## Start Records for this exercise
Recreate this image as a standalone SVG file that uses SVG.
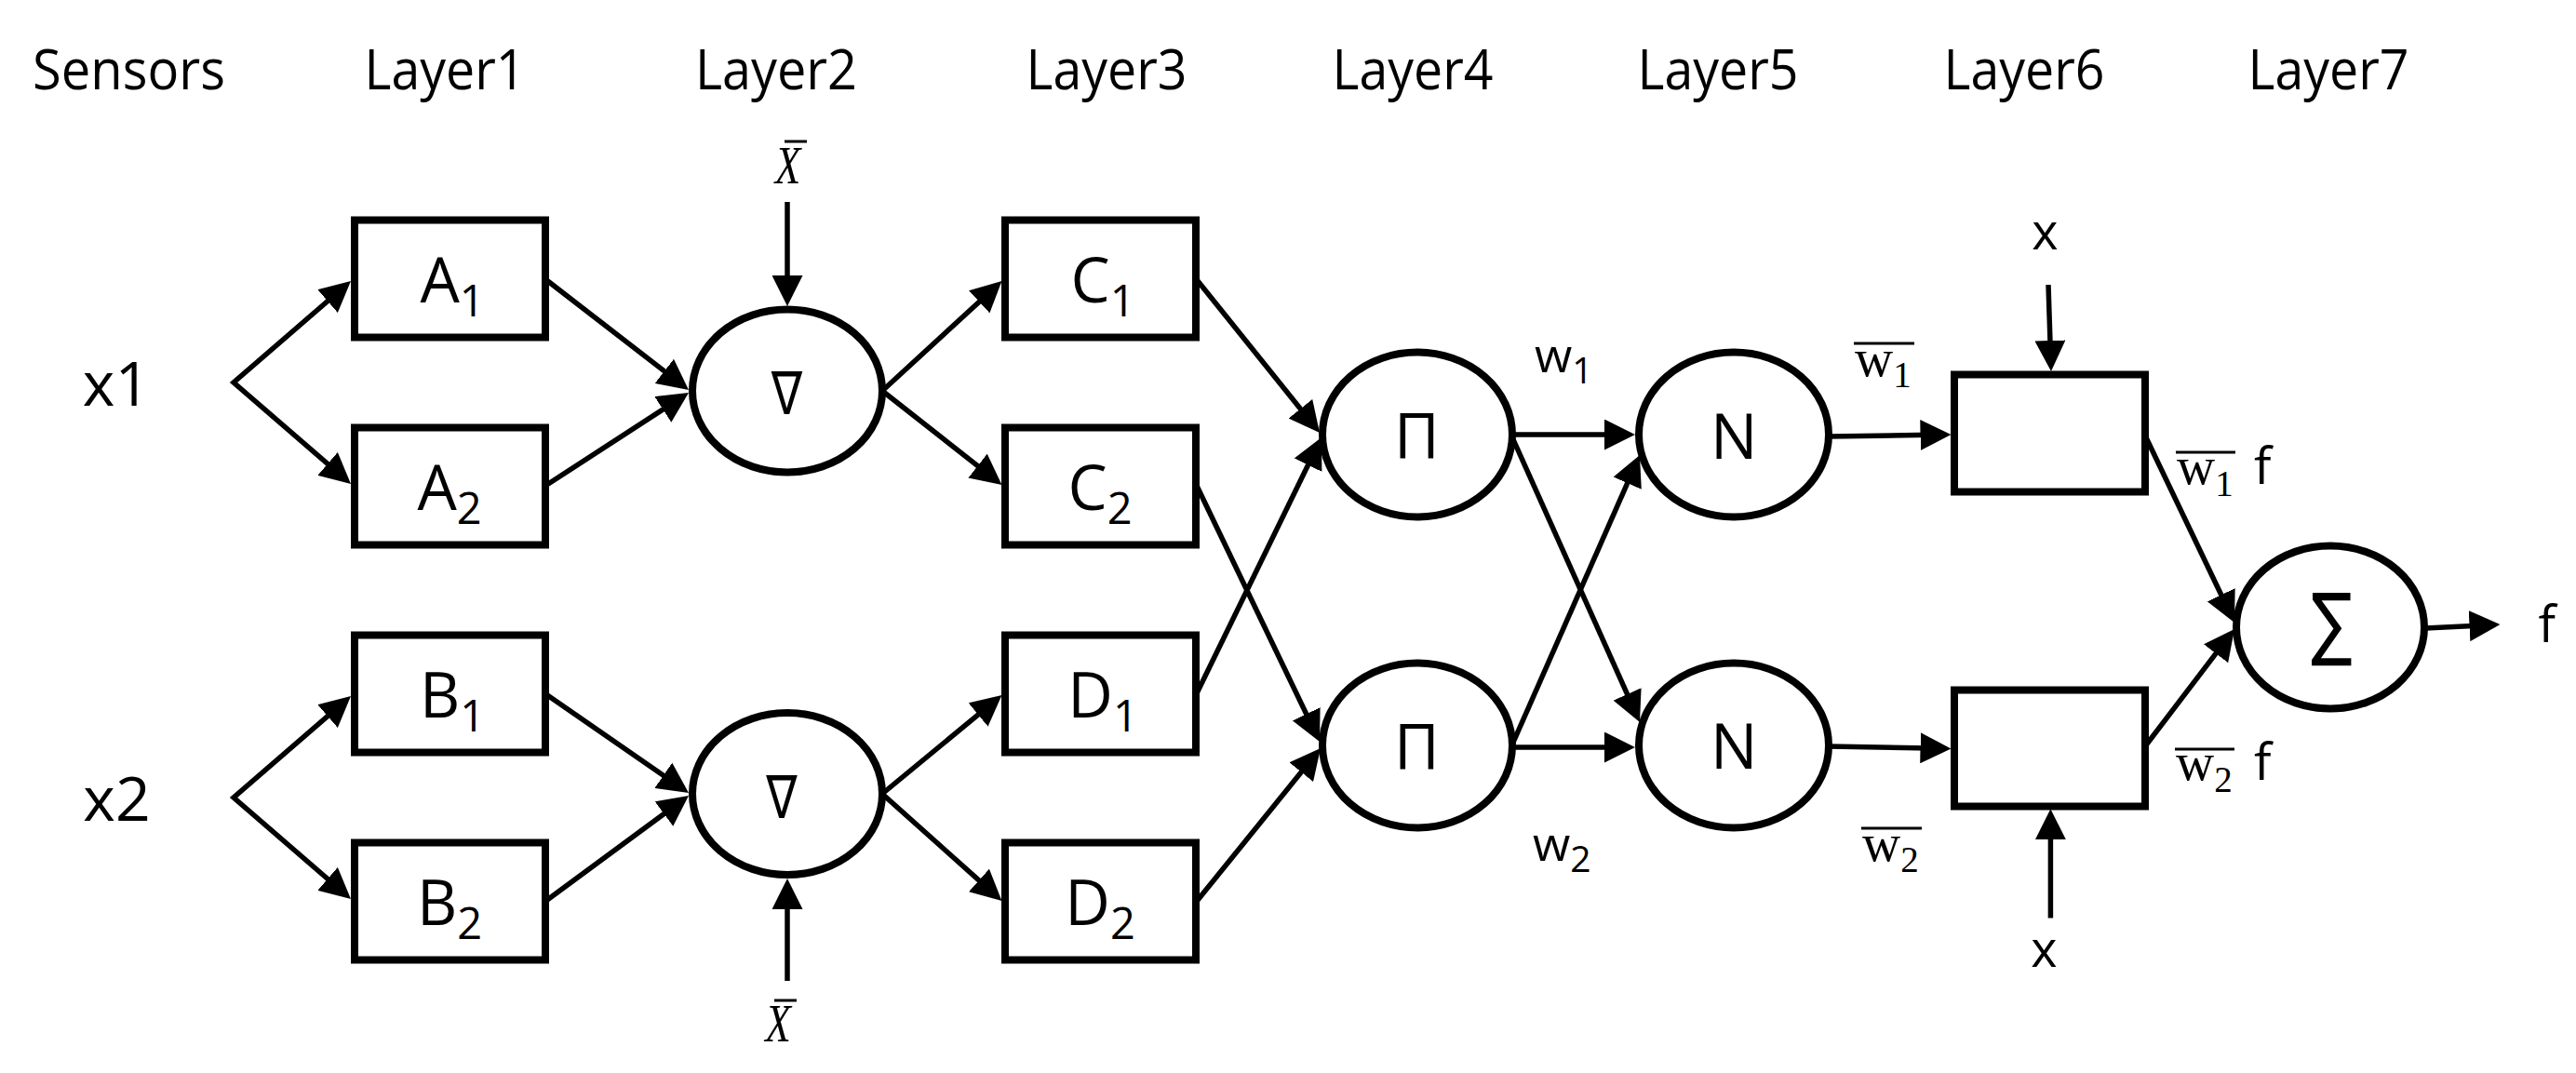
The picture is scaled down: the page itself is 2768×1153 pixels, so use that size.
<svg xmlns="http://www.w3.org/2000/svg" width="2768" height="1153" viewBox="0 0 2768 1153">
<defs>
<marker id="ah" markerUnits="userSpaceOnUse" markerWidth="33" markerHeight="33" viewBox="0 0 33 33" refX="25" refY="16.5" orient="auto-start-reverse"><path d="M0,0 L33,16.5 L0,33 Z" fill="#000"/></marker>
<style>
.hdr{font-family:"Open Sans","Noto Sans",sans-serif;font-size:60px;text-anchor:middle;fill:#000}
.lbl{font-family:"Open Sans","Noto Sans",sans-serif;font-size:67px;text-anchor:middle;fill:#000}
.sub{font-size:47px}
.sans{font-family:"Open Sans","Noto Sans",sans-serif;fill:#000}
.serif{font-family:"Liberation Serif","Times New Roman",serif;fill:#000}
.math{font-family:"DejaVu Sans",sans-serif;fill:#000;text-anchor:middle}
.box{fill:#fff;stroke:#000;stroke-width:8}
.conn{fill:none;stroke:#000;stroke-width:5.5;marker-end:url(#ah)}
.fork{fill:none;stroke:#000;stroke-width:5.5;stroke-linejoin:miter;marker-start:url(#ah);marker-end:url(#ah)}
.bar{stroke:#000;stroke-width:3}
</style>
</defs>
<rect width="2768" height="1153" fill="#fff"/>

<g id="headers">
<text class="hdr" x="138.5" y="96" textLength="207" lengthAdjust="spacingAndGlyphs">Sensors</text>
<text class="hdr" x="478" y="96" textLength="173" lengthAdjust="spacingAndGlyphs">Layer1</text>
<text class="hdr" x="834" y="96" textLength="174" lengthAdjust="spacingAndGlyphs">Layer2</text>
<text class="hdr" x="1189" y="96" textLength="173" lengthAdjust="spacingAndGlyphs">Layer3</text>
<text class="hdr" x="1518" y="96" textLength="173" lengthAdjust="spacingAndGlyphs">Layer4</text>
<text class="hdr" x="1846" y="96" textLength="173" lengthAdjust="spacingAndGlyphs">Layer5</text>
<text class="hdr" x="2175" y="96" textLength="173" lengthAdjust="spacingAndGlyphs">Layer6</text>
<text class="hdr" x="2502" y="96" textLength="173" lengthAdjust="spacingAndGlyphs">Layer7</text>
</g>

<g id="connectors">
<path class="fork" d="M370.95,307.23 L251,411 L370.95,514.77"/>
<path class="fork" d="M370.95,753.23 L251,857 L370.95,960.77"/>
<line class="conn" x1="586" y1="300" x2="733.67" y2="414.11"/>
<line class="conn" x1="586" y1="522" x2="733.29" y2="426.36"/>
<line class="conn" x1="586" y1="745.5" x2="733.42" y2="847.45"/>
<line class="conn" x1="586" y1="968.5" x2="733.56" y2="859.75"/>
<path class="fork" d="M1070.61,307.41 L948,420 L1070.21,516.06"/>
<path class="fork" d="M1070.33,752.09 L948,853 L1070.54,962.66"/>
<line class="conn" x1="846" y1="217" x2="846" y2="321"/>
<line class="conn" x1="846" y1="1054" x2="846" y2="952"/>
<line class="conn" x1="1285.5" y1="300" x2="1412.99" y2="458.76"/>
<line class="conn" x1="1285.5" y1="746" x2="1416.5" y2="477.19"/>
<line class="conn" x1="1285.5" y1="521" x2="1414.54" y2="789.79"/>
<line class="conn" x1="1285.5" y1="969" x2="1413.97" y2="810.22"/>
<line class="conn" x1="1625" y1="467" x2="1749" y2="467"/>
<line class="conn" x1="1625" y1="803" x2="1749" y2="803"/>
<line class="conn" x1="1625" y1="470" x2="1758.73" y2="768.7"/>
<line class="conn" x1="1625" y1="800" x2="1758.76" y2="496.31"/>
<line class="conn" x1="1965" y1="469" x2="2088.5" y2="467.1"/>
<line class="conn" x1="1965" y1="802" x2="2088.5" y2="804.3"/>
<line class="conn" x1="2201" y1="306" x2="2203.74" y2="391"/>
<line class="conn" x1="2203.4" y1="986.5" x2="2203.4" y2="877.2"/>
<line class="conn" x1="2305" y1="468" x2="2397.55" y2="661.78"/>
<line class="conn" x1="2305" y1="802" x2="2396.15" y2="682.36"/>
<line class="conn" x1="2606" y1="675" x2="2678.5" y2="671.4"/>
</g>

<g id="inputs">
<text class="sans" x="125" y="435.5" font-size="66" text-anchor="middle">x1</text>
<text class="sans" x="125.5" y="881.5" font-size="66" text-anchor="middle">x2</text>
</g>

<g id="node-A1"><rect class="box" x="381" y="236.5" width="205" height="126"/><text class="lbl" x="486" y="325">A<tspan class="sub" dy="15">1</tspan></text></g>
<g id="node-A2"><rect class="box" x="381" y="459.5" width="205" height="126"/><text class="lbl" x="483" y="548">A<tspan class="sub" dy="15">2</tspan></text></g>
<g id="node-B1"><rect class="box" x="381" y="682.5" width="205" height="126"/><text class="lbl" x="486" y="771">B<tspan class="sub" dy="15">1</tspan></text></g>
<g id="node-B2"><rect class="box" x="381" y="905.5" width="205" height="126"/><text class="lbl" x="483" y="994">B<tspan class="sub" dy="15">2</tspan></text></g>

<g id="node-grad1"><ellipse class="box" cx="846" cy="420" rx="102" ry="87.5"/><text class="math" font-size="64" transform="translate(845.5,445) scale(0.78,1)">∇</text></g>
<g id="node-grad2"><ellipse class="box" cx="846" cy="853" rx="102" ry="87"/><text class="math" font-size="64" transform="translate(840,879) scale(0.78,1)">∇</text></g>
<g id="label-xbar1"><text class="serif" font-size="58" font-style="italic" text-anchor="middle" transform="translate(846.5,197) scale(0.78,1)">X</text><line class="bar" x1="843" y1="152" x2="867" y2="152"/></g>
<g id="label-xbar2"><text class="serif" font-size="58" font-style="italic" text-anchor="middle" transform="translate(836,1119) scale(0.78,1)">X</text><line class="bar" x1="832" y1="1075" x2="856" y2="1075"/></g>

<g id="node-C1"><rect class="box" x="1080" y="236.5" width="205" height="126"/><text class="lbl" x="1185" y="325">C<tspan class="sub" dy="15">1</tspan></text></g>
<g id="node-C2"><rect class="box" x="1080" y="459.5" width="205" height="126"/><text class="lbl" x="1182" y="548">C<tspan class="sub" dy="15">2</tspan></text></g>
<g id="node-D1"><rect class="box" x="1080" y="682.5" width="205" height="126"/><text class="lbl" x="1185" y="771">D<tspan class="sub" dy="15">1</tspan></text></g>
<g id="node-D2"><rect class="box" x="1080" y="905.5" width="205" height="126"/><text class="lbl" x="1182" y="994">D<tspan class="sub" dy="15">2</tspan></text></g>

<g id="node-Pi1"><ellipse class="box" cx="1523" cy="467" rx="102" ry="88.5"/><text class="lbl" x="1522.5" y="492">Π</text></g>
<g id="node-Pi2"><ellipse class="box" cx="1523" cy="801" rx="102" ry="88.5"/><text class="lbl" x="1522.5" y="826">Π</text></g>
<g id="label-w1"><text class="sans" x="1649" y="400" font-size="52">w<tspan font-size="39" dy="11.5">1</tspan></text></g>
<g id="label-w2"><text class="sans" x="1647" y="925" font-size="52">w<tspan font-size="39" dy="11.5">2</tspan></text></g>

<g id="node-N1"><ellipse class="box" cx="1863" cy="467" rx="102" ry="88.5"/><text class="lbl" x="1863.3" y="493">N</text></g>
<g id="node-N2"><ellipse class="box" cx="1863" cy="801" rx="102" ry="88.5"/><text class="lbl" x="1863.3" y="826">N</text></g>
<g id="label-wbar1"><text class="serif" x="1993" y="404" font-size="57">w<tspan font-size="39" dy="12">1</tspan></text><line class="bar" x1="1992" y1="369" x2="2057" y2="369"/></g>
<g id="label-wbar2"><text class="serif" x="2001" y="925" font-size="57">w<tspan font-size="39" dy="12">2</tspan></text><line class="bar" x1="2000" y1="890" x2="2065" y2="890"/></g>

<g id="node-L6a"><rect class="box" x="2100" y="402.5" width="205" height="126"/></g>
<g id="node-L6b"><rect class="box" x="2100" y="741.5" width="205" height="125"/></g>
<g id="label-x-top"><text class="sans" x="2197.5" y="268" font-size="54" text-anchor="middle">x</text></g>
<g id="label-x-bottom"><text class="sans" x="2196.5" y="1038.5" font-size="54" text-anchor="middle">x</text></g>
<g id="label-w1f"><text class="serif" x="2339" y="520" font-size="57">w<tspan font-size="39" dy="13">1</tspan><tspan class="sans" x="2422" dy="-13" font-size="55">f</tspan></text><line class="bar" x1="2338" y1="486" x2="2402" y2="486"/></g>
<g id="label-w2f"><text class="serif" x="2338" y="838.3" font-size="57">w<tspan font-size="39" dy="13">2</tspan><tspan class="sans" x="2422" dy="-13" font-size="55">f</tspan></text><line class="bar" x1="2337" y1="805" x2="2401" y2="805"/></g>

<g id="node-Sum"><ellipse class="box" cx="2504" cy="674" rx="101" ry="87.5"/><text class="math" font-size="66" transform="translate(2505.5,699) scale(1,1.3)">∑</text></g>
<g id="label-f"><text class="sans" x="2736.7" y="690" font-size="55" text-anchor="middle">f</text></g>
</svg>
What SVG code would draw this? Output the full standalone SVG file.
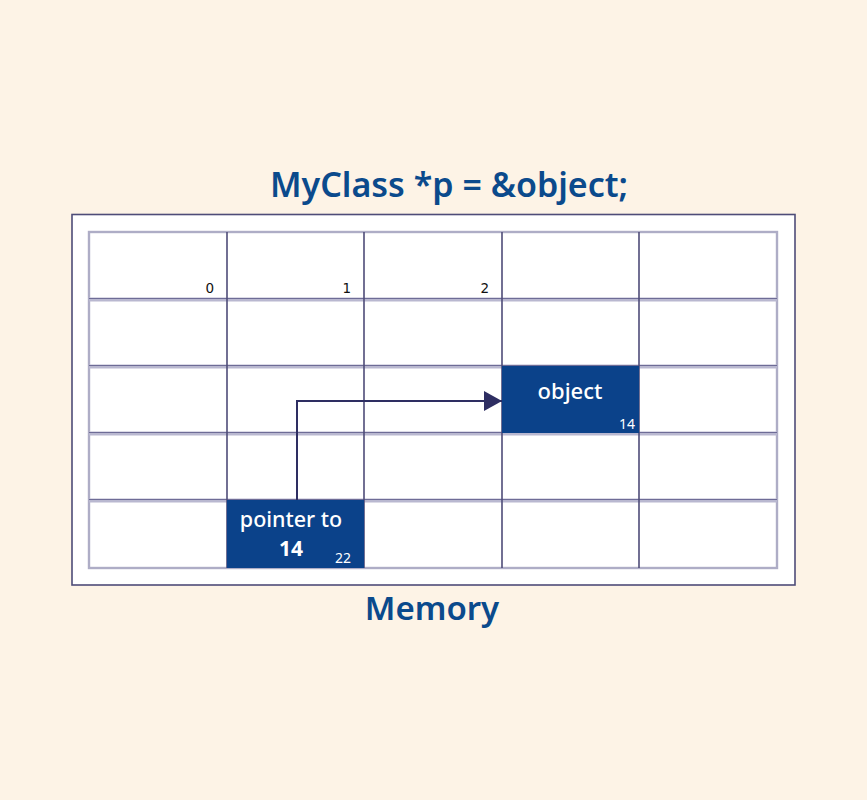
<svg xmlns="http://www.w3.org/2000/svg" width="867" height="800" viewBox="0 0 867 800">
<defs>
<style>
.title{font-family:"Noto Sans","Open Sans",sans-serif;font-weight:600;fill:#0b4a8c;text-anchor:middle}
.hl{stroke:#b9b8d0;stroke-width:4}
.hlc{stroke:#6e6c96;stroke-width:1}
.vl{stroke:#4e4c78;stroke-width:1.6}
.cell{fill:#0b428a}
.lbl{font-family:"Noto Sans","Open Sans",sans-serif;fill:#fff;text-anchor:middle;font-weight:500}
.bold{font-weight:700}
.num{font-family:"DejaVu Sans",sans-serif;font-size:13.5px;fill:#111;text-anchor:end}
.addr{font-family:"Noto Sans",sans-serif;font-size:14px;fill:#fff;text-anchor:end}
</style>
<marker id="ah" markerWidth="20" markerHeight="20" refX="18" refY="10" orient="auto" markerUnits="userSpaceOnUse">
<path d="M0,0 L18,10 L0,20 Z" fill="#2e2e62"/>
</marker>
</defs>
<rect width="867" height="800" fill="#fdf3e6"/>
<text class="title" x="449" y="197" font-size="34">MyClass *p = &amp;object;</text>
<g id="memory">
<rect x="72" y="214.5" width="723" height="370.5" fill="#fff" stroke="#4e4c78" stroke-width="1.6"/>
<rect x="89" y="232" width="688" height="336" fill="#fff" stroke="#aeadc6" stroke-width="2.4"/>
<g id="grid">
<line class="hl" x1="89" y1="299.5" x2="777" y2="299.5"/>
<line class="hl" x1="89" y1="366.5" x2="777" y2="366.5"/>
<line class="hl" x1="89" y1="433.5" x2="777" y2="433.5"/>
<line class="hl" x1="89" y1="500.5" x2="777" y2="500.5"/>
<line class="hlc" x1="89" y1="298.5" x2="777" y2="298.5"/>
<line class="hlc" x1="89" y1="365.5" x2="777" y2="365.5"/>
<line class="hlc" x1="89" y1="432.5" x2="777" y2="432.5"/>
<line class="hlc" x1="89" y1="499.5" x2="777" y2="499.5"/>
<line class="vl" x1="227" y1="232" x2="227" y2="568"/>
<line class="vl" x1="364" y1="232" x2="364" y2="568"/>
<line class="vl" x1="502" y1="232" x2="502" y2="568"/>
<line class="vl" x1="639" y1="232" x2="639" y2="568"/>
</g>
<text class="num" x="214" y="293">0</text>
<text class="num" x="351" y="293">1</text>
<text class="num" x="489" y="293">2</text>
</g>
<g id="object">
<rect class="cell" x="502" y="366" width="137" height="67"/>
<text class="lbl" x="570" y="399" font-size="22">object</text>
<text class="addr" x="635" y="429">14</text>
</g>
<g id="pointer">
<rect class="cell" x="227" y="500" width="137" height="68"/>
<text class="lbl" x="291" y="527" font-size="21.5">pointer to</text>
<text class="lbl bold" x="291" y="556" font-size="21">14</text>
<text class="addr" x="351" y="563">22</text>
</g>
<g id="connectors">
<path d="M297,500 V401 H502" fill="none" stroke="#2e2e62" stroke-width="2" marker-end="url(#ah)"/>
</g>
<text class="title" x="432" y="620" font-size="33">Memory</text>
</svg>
## End Records for this exercise
**What you need to do:** Examine the records and report how many lines contain the string "that". Only the number should be given.

**Complete response:** 2